Here are the counterexamples.
# Counterexample to statement 1
Ckmeans.1d.dp::Ckmeans.1d.dp(c(1,2,3,4,5,6), k = 2)
train_df <- data.frame(X1 = c(1,3,4,5,6,7),
X2 = c(1,4,5,6,7,8),
Y = c(1,2,3,4,5,6))
stats::cor.test(train_df$X1, train_df$Y, method = 'spearman')$estimate
stats::cor.test(train_df$X2, train_df$Y, method = 'spearman')$estimate
# Counterexample to statement 2
train_df <- data.frame(X1 = c(1,2,6,3,4,5),
X2 = c(3,1,2,6,5,4),
Y = c(1,2,3,4,5,6))
In counterexample 2, $\mathbf{x}_1$ has higher Spearman’s correlation with $\mathbf{y}$ than $\mathbf{x}_2$ (0.657 versus 0.6). However, if we use $\mathbf{x}_1$ to sort our $\mathbf{y}$ and look for the best partition, the minimum $SS$ will be $5.5$. On the contrary, if we use $\mathbf{x}_2$, the minimum SS is $4$, which is better.
Going back to the original question
So, going back to the original question,
Is there any smarter way to find the best feature $\mathbf{x}$, without going through all the features?

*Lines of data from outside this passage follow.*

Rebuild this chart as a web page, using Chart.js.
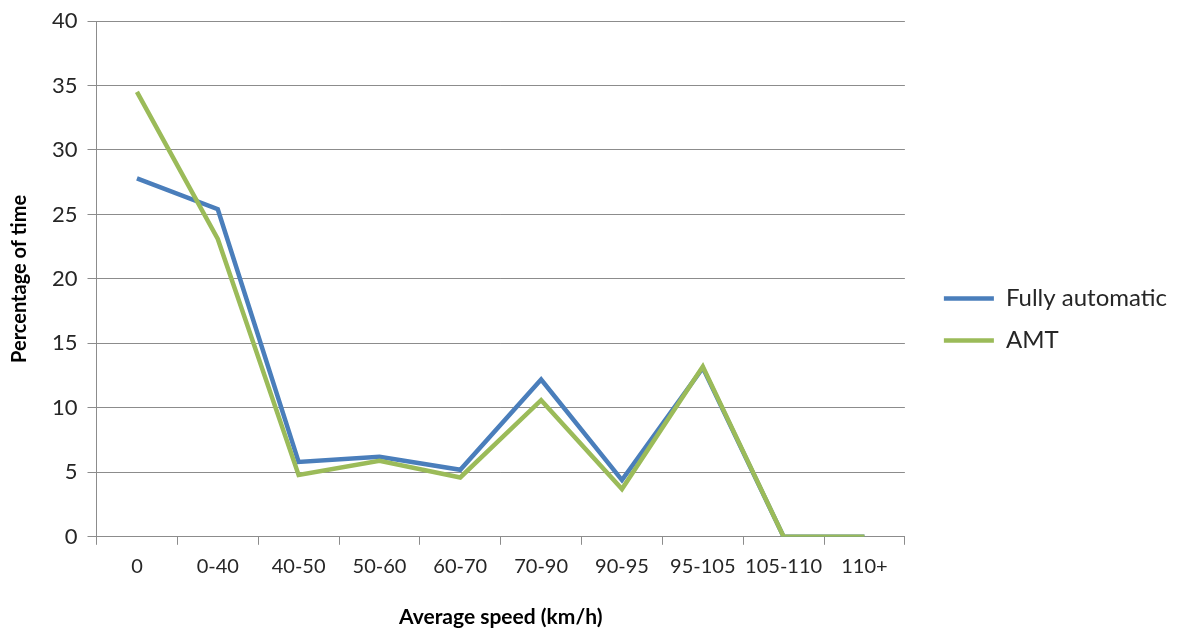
<!DOCTYPE html>
<html>
<head>
<meta charset="utf-8">
<script src="https://cdn.jsdelivr.net/npm/chart.js@4"></script>
<style>
  html, body { margin: 0; padding: 0; background: #fff; }
  #wrap { width: 1182px; height: 633px; }
</style>
</head>
<body>
<div id="wrap"><canvas id="speed-chart"></canvas></div>
<script>
const speedBands = ["0", "0-40", "40-50", "50-60", "60-70", "70-90", "90-95", "95-105", "105-110", "110+"];
const fullyAutomatic = [27.8, 25.4, 5.8, 6.2, 5.2, 12.2, 4.4, 13.1, 0, 0];
const amt = [34.5, 23.1, 4.8, 5.9, 4.6, 10.6, 3.7, 13.2, 0, 0];
const yTicks = [0, 5, 10, 15, 20, 25, 30, 35, 40];

const fontFamily = "Lato, 'Open Sans', sans-serif";
const gridGray = "#8c8c8c";
const legendShift = 21;

let speedChart;

// nudge the legend a bit away from the plot without changing item spacing
const legendNudge = {
    id: "legendNudge",
    afterLayout(chart) {
        if (chart.legend) {
            chart.legend.left += legendShift;
            chart.legend.right += legendShift;
        }
    }
};

function initSpeedChart() {
    const ctx = document.getElementById("speed-chart").getContext("2d");

    speedChart = new Chart(ctx, {
        type: "line",
        data: {
            labels: speedBands,
            datasets: [{
                label: "Fully automatic",
                data: fullyAutomatic,
                borderColor: "#4a7ebb",
                backgroundColor: "#4a7ebb",
                borderWidth: 4.5,
                pointRadius: 0,
                tension: 0,
                order: 1,
            }, {
                label: "AMT",
                data: amt,
                borderColor: "#9bbb59",
                backgroundColor: "#9bbb59",
                borderWidth: 4.5,
                pointRadius: 0,
                tension: 0,
                order: 0,  // green sits on top, like the original
            }]
        },
        plugins: [legendNudge],
        options: {
            maintainAspectRatio: false,
            responsive: true,
            animation: false,
            layout: {
                padding: { top: 9, right: 26, left: 8, bottom: 3 }
            },
            plugins: {
                legend: {
                    position: "right",
                    align: "center",
                    labels: {
                        usePointStyle: true,
                        pointStyle: "line",
                        pointStyleWidth: 50,
                        color: "#262626",
                        padding: 18,
                        sort: (a, b) => a.datasetIndex - b.datasetIndex,
                        font: { family: fontFamily, size: 24 }
                    }
                },
                tooltip: { enabled: false }
            },
            scales: {
                x: {
                    offset: true,
                    grid: {
                        offset: true,
                        drawOnChartArea: false,
                        drawTicks: true,
                        tickLength: 8,
                        color: gridGray,
                    },
                    border: { color: gridGray, width: 1 },
                    ticks: {
                        color: "#262626",
                        padding: 10,
                        maxRotation: 0,
                        autoSkip: false,
                        font: { family: fontFamily, size: 20 }
                    },
                    title: {
                        display: true,
                        text: "Average speed (km/h)",
                        color: "#000",
                        padding: { top: 16, bottom: 0 },
                        font: { family: fontFamily, size: 21, weight: "bold" }
                    }
                },
                y: {
                    min: 0,
                    max: 40,
                    afterBuildTicks: axis => { axis.ticks = yTicks.map(v => ({ value: v })); },
                    grid: {
                        color: gridGray,
                        lineWidth: 1,
                        tickLength: 9,
                    },
                    border: { color: gridGray, width: 1 },
                    ticks: {
                        color: "#262626",
                        padding: 10,
                        font: { family: fontFamily, size: 22, lineHeight: 1 }
                    },
                    title: {
                        display: true,
                        text: "Percentage of time",
                        color: "#000",
                        padding: { top: 0, bottom: 10 },
                        font: { family: fontFamily, size: 20, weight: "bold" }
                    }
                }
            }
        }
    });
}

initSpeedChart();
</script>
</body>
</html>
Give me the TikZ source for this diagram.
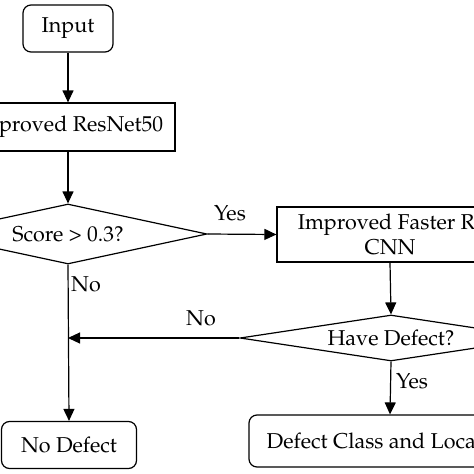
\documentclass[tikz,border=0pt]{standalone}
\usepackage[T1]{fontenc}
\usepackage{mathpazo}
\usetikzlibrary{shapes.geometric,arrows.meta}
\begin{document}
\begin{tikzpicture}[x=1pt,y=-1pt,
  font=\fontsize{21.5}{25.5}\selectfont,
  line width=1.2pt,
  arr/.style={-{Triangle[length=12pt,width=11pt]}},
  rbox/.style={draw,rounded corners=8pt,inner sep=0pt,align=center},
  pbox/.style={draw,inner sep=0pt,align=center},
  dbox/.style={draw,diamond,aspect=4.6,inner sep=0pt},
  lbl/.style={anchor=base,inner sep=0pt}]
\useasboundingbox (0,0) rectangle (474,474);
\clip (0,0) rectangle (474,474);
\node[rbox,minimum width=90pt,minimum height=47pt] (in) at (68,28.5) {Input};
\node[pbox,minimum width=214pt,minimum height=48pt] (res) at (68,127) {Improved ResNet50};
\node[dbox,minimum width=278pt,minimum height=60pt] (d1) at (68,234) {Score > 0.3?};
\node[pbox,minimum width=226pt,minimum height=55pt] (frc) at (390,234.5) {Improved Faster R-\\CNN};
\node[dbox,minimum width=302pt,minimum height=46pt] (d2) at (391,338) {Have Defect?};
\node[rbox,minimum width=135pt,minimum height=47pt] (nod) at (69,445) {No Defect};
\node[rbox,minimum width=282pt,minimum height=52pt] (dcl) at (390,441) {Defect Class and Location};
\coordinate (j) at (68,338);
\draw[arr] (in.south) -- (res.north);
\draw[arr] (res.south) -- (d1.north);
\draw[arr] (d1.east) -- (frc.west);
\draw[arr] (frc.south) -- (d2.north);
\draw[arr] (d2.west) -- (j);
\draw[arr] (d1.south) -- (nod.north);
\draw[arr] (d2.south) -- (dcl.north);
\node[lbl] (ly1) at (230,220) {Yes};
\node[lbl] (ln1) at (86,291) {No};
\node[lbl] (ln2) at (201,325) {No};
\node[lbl] (ly2) at (412,388) {Yes};
\end{tikzpicture}
\end{document}
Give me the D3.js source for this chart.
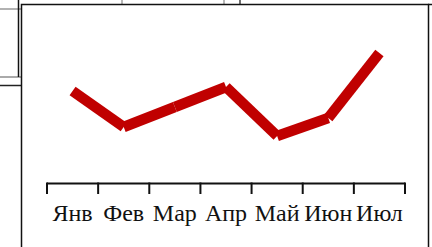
<!DOCTYPE html>
<html lang="ru">
<head>
  <meta charset="UTF-8" />
  <title>Line chart</title>
  <script src="https://d3js.org/d3.v7.min.js"></script>
  <style>
    html, body { margin: 0; padding: 0; background: #fff; }
    svg { display: block; }
  </style>
</head>
<body>
  <div id="chart"></div>
  <script>
    const months = ["Янв", "Фев", "Мар", "Апр", "Май", "Июн", "Июл"];
    const values = [92, 56, 76, 96, 47, 65, 130];

    const width = 432, height = 247;
    const svg = d3.select("#chart").append("svg").attr("width", width).attr("height", height);

    // bits of the surrounding document peeking out
    svg.append("line").attr("x1", 0).attr("x2", 21).attr("y1", 9).attr("y2", 9).attr("stroke", "#999").attr("stroke-width", 1.5);
    svg.append("line").attr("x1", 0).attr("x2", 21).attr("y1", 77).attr("y2", 77).attr("stroke", "#aaa").attr("stroke-width", 2);
    svg.append("line").attr("x1", 0).attr("x2", 21).attr("y1", 85.5).attr("y2", 85.5).attr("stroke", "#222").attr("stroke-width", 1.5);
    svg.append("line").attr("x1", 18.5).attr("x2", 18.5).attr("y1", 0).attr("y2", 77).attr("stroke", "#111").attr("stroke-width", 1.5);
    [[122, "#888"], [224, "#888"], [240, "#111"]].forEach(([x, c]) => {
      svg.append("line").attr("x1", x).attr("x2", x).attr("y1", 0).attr("y2", 5).attr("stroke", c).attr("stroke-width", 1.2);
    });

    // chart frame
    svg.append("rect").attr("x", 21.5).attr("y", 4.5).attr("width", 407).attr("height", 260)
      .attr("fill", "#fff").attr("stroke", "#111").attr("stroke-width", 1.5);
    svg.append("line").attr("x1", 428).attr("x2", 432).attr("y1", 4.5).attr("y2", 4.5).attr("stroke", "#111").attr("stroke-width", 1.5);

    const x = d3.scaleBand().domain(months).range([47, 405]).padding(0);
    const y = d3.scaleLinear().domain([0, 140]).range([183, 43]);

    // axis line and ticks at category boundaries
    const axisY = 183.5;
    svg.append("line").attr("x1", 47).attr("x2", 405).attr("y1", axisY).attr("y2", axisY)
      .attr("stroke", "#111").attr("stroke-width", 2);
    const edges = months.map(m => x(m)).concat([x.range()[1]]);
    svg.append("g").selectAll("line").data(edges).enter().append("line")
      .attr("x1", d => d).attr("x2", d => d).attr("y1", axisY - 1).attr("y2", 194)
      .attr("stroke", "#111").attr("stroke-width", 2);

    svg.append("g").selectAll("text").data(months).enter().append("text")
      .attr("x", d => x(d) + x.bandwidth() / 2).attr("y", 220.5)
      .attr("text-anchor", "middle")
      .style("font-family", "'Liberation Serif', 'DejaVu Serif', serif")
      .style("font-size", "24px").style("fill", "#111")
      .text(d => d);

    // line drawn as separate segments with butt caps
    const pts = months.map((m, i) => [x(m) + x.bandwidth() / 2, y(values[i])]);
    const segs = d3.pairs(pts);
    svg.append("g").selectAll("line").data(segs).enter().append("line")
      .attr("x1", d => d[0][0]).attr("y1", d => d[0][1])
      .attr("x2", d => d[1][0]).attr("y2", d => d[1][1])
      .attr("stroke", "#c00000").attr("stroke-width", 10.5).attr("stroke-linecap", "butt");
  </script>
</body>
</html>
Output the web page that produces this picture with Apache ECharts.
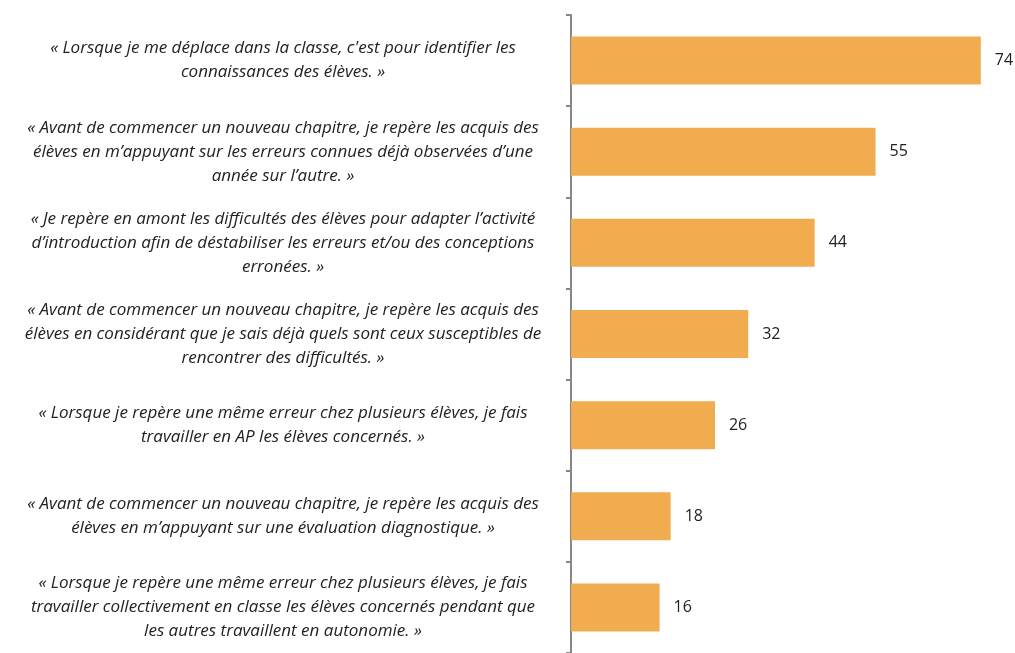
<!DOCTYPE html>
<html><head><meta charset="utf-8">
<script src="https://cdn.jsdelivr.net/npm/echarts@6/dist/echarts.min.js"></script>
<style>html,body{margin:0;padding:0;background:#fff}#c{width:1015px;height:653px}</style>
</head><body><div id="c"></div>
<script>
const categories = [
  "« Lorsque je me déplace dans la classe, c'est pour identifier les\nconnaissances des élèves. »",
  "« Avant de commencer un nouveau chapitre, je repère les acquis des\nélèves en m’appuyant sur les erreurs connues déjà observées d’une\nannée sur l’autre. »",
  "« Je repère en amont les difficultés des élèves pour adapter l’activité\nd’introduction afin de déstabiliser les erreurs et/ou des conceptions\nerronées. »",
  "« Avant de commencer un nouveau chapitre, je repère les acquis des\nélèves en considérant que je sais déjà quels sont ceux susceptibles de\nrencontrer des difficultés. »",
  "« Lorsque je repère une même erreur chez plusieurs élèves, je fais\ntravailler en AP les élèves concernés. »",
  "« Avant de commencer un nouveau chapitre, je repère les acquis des\nélèves en m’appuyant sur une évaluation diagnostique. »",
  "« Lorsque je repère une même erreur chez plusieurs élèves, je fais\ntravailler collectivement en classe les élèves concernés pendant que\nles autres travaillent en autonomie. »"
];
const values = [74, 55, 44, 32, 26, 18, 16];

const chart = echarts.init(document.getElementById('c'));
chart.setOption({
  animation: false,
  grid: { left: 571, right: 1, top: 15, bottom: -6, containLabel: false },
  xAxis: { type: 'value', min: 0, max: 80, show: false },
  yAxis: {
    type: 'category', data: categories, inverse: true,
    axisLine: { lineStyle: { color: '#868686', width: 2 } },
    axisTick: { show: true, length: 5, lineStyle: { color: '#868686', width: 2 } },
    axisLabel: {
      margin: 288, align: 'center', fontFamily: 'Open Sans', fontStyle: 'italic',
      fontSize: 17, lineHeight: 24, color: '#222222'
    }
  },
  series: [{
    type: 'bar', data: values, barWidth: 48,
    itemStyle: { color: '#F0AC4E' },
    label: { show: true, position: 'right', distance: 14, color: '#222222',
      fontFamily: 'Open Sans', fontSize: 16 }
  }]
});
</script></body></html>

If not, is there any smarter way to understand the whole process at least?
At least for now, the answer is “no”. But it was a fun exercise.
Footnotes:
$^{1}$ We implicitly assume that there is only one optimal partition. This is not the case. For example, $\{1,2,3,4,5\}$ have two different partitions both giving the smallest $SS$, 2.5. Is it possible to have more than 2 partitions such that they all give the smallest $SS$?
I appreciate my friend Tai Yang for taking time to discuss this problem with me.